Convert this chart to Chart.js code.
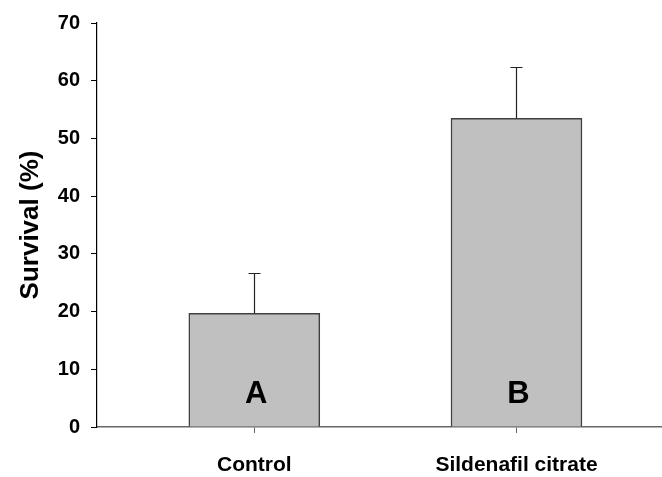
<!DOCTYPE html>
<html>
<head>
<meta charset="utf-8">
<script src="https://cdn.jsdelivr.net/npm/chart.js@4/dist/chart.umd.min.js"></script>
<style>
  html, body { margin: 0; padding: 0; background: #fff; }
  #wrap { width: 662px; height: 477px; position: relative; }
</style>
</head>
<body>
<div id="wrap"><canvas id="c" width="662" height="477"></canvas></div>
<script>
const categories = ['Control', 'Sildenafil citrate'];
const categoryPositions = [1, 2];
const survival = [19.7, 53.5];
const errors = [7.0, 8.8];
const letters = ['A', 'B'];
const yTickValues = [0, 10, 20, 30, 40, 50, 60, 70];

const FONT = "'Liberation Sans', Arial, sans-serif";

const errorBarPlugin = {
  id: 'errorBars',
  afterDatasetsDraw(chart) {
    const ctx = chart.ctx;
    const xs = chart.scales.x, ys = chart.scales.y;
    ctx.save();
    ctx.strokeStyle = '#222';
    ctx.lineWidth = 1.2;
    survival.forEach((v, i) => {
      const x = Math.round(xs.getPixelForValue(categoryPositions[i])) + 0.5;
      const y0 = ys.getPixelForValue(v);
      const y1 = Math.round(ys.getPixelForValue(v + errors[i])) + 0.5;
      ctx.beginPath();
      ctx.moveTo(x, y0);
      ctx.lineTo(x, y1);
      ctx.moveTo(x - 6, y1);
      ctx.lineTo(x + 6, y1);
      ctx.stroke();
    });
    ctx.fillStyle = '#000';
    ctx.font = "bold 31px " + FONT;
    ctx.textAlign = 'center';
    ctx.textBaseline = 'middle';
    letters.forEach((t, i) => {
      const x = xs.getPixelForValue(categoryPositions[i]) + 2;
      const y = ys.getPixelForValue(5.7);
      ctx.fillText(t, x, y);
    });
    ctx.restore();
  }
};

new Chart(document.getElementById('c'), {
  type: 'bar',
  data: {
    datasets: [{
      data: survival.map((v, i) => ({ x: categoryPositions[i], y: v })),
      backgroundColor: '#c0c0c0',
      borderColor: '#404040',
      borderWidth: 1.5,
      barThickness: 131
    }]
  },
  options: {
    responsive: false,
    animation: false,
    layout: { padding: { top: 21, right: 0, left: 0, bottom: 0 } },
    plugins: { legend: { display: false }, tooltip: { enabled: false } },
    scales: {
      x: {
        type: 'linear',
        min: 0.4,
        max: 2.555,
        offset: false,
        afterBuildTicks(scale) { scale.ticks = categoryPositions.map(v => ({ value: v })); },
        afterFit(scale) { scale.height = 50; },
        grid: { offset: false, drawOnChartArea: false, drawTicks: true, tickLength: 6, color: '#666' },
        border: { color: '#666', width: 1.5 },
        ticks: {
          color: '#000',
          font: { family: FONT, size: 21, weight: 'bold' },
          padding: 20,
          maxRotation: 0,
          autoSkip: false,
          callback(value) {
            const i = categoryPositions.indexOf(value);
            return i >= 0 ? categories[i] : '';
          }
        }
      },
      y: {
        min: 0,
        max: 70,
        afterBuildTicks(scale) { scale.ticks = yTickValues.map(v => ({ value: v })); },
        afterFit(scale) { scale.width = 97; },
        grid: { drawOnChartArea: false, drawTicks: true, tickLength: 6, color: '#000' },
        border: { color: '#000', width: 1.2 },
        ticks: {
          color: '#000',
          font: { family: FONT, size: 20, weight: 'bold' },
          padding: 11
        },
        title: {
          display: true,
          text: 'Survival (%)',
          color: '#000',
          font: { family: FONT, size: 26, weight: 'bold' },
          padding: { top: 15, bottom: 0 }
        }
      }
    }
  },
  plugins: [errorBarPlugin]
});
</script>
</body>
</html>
○ ○ ○ ○ ○ ○ ○
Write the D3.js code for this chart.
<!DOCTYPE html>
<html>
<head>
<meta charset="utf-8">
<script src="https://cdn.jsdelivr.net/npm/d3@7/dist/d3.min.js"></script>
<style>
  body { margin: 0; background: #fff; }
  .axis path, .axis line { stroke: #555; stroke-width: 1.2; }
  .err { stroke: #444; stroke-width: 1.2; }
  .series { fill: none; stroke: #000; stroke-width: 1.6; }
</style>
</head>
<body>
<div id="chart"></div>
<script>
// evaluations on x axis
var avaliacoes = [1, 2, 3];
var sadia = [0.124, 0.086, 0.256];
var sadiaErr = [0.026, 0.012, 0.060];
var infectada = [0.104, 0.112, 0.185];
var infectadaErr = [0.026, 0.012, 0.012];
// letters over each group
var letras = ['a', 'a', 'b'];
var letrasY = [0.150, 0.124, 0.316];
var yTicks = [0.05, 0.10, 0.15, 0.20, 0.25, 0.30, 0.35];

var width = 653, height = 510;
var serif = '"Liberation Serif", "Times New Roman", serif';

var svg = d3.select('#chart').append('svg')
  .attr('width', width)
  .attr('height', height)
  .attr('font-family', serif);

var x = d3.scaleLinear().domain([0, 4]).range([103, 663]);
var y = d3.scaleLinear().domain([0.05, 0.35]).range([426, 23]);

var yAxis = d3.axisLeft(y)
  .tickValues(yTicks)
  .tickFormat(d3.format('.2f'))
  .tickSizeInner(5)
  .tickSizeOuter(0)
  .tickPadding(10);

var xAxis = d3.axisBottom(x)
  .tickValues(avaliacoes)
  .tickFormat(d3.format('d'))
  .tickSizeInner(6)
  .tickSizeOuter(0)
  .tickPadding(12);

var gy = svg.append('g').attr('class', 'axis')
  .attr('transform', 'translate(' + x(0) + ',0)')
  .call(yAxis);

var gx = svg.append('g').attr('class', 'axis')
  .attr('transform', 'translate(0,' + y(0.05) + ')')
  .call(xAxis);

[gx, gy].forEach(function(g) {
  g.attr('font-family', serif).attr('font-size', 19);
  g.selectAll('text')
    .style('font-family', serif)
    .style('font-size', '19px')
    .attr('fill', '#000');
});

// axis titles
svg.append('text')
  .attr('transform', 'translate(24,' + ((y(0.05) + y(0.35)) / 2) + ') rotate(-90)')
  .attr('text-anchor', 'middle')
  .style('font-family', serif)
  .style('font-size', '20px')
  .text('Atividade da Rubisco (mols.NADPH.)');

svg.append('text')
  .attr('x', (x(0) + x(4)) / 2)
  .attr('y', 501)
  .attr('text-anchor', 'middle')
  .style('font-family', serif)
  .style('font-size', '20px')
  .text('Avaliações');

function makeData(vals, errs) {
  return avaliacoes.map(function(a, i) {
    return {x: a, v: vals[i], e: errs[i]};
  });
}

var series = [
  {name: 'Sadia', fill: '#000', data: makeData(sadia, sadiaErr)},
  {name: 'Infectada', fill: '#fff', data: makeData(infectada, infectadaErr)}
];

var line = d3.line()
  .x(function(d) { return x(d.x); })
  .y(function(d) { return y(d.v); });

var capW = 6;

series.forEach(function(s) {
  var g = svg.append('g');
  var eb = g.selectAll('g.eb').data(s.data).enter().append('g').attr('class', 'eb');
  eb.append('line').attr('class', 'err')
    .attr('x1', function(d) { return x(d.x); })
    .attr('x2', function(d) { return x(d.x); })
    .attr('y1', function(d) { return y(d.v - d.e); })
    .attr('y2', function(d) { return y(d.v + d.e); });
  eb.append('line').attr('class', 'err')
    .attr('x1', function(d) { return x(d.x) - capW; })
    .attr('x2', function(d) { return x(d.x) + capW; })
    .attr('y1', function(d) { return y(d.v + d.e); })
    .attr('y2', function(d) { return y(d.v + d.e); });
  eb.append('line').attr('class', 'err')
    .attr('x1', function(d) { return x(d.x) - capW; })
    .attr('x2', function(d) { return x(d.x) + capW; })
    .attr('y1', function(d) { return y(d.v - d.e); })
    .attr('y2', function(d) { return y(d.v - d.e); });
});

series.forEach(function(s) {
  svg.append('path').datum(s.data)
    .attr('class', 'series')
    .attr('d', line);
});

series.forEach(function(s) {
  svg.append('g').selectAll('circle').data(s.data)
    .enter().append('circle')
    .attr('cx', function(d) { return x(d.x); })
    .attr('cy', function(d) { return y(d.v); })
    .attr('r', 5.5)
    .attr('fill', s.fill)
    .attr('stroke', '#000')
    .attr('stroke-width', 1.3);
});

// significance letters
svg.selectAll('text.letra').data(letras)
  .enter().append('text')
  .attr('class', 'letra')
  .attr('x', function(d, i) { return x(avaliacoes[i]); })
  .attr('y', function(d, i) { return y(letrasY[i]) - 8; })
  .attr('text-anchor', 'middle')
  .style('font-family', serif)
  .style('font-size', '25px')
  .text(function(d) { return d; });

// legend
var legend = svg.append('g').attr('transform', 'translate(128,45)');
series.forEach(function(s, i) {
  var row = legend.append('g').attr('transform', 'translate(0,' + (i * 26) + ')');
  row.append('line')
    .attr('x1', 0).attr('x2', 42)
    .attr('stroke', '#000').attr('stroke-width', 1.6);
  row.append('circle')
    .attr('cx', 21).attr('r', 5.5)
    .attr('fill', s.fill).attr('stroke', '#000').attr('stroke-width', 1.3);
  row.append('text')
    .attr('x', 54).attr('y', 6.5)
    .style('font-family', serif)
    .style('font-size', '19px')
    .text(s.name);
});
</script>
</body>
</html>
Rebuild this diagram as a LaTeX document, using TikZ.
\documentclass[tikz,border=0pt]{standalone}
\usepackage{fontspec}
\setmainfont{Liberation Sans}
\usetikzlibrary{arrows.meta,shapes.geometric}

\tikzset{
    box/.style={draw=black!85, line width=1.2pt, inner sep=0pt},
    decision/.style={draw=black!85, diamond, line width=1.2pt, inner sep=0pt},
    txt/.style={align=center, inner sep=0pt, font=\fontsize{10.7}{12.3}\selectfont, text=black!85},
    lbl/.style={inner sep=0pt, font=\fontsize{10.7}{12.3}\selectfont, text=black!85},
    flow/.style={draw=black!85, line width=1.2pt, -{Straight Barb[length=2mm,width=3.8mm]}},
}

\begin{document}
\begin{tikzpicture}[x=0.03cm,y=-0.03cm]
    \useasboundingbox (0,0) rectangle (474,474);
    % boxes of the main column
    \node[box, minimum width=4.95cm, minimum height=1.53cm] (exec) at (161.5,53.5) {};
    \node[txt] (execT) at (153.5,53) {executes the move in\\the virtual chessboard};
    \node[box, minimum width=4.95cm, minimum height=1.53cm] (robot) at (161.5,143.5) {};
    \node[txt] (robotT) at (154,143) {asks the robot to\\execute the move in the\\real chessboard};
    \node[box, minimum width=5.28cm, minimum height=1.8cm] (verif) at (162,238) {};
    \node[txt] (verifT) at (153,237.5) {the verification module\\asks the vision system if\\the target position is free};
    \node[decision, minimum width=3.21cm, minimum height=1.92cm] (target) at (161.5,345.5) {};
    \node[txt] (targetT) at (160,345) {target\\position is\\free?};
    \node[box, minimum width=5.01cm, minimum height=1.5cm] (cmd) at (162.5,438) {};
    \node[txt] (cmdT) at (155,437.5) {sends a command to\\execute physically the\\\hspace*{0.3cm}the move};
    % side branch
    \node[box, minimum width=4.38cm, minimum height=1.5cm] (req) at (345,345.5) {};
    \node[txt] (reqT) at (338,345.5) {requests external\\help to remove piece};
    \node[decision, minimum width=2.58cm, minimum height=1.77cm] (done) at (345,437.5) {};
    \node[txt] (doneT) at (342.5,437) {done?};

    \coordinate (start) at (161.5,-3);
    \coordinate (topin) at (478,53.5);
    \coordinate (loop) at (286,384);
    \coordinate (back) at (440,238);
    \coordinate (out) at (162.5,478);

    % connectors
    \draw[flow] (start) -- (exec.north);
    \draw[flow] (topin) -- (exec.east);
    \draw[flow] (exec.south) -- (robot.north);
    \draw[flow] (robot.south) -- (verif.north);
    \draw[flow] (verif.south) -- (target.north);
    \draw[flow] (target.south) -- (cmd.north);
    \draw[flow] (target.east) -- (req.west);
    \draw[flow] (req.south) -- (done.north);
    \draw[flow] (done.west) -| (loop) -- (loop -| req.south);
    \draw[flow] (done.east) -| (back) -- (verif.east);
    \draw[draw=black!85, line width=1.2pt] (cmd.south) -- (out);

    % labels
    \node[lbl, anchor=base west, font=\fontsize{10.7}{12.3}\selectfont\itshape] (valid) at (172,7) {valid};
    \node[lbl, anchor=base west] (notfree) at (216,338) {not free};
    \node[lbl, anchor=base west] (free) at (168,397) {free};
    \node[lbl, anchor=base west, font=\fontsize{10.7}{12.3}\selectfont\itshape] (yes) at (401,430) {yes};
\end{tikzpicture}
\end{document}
○ ○ ○ ○ ○ ○ ○
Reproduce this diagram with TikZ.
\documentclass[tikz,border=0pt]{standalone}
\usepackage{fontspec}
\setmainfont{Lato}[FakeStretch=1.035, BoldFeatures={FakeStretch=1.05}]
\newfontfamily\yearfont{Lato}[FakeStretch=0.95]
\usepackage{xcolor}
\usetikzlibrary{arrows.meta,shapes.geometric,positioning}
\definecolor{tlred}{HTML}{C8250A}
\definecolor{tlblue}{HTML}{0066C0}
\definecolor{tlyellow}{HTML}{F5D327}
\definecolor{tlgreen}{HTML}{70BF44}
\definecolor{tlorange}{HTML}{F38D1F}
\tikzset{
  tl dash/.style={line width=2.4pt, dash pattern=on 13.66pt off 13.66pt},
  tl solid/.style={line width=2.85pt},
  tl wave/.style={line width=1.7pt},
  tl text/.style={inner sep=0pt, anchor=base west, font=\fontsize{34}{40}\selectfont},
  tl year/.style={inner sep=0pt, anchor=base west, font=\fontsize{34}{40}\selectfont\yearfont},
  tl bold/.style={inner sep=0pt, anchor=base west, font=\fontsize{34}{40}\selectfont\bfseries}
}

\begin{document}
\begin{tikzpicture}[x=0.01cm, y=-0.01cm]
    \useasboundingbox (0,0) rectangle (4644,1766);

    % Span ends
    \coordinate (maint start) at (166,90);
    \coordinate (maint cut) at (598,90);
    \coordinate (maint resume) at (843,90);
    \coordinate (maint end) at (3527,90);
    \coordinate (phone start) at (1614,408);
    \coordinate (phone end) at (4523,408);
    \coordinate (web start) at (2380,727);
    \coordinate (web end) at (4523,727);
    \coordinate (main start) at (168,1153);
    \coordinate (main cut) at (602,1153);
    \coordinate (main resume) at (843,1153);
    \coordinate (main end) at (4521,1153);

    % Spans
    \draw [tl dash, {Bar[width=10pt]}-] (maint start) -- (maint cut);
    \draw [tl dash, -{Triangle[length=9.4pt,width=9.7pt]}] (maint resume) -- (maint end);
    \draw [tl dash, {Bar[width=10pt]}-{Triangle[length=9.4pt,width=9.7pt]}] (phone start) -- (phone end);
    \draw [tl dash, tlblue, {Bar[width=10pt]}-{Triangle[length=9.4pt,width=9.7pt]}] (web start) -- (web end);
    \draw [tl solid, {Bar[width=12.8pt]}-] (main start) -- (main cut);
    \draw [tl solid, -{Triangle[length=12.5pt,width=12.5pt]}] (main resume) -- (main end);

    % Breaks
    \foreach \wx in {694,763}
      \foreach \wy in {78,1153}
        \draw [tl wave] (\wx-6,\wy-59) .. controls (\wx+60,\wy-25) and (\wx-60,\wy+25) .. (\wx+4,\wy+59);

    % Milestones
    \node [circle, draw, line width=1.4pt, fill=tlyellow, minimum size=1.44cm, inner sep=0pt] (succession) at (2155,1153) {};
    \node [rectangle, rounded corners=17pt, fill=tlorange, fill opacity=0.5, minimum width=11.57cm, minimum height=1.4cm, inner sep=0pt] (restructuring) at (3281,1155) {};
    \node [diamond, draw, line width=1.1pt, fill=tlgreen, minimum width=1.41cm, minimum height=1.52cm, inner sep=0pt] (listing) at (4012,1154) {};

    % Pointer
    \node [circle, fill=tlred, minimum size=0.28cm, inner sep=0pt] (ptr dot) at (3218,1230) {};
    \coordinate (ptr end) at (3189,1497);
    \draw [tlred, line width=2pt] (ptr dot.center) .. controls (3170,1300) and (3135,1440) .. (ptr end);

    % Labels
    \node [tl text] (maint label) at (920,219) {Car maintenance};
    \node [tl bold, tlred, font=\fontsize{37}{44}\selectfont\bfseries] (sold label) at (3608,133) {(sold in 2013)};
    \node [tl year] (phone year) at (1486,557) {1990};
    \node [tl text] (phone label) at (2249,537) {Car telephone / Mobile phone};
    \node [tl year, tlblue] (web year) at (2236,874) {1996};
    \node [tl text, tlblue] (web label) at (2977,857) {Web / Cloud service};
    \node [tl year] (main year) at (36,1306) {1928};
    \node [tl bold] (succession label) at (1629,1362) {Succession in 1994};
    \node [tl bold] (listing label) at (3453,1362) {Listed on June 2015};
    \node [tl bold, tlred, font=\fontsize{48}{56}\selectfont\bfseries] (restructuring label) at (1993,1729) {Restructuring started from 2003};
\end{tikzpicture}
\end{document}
○ ○ ○ ○ ○ ○ ○
§ What you are asked to do: Select every line of the material above holding the word "diagram" and copy it.

§ Response to this exercise:
Rebuild this diagram as a LaTeX document, using TikZ.
Reproduce this diagram with TikZ.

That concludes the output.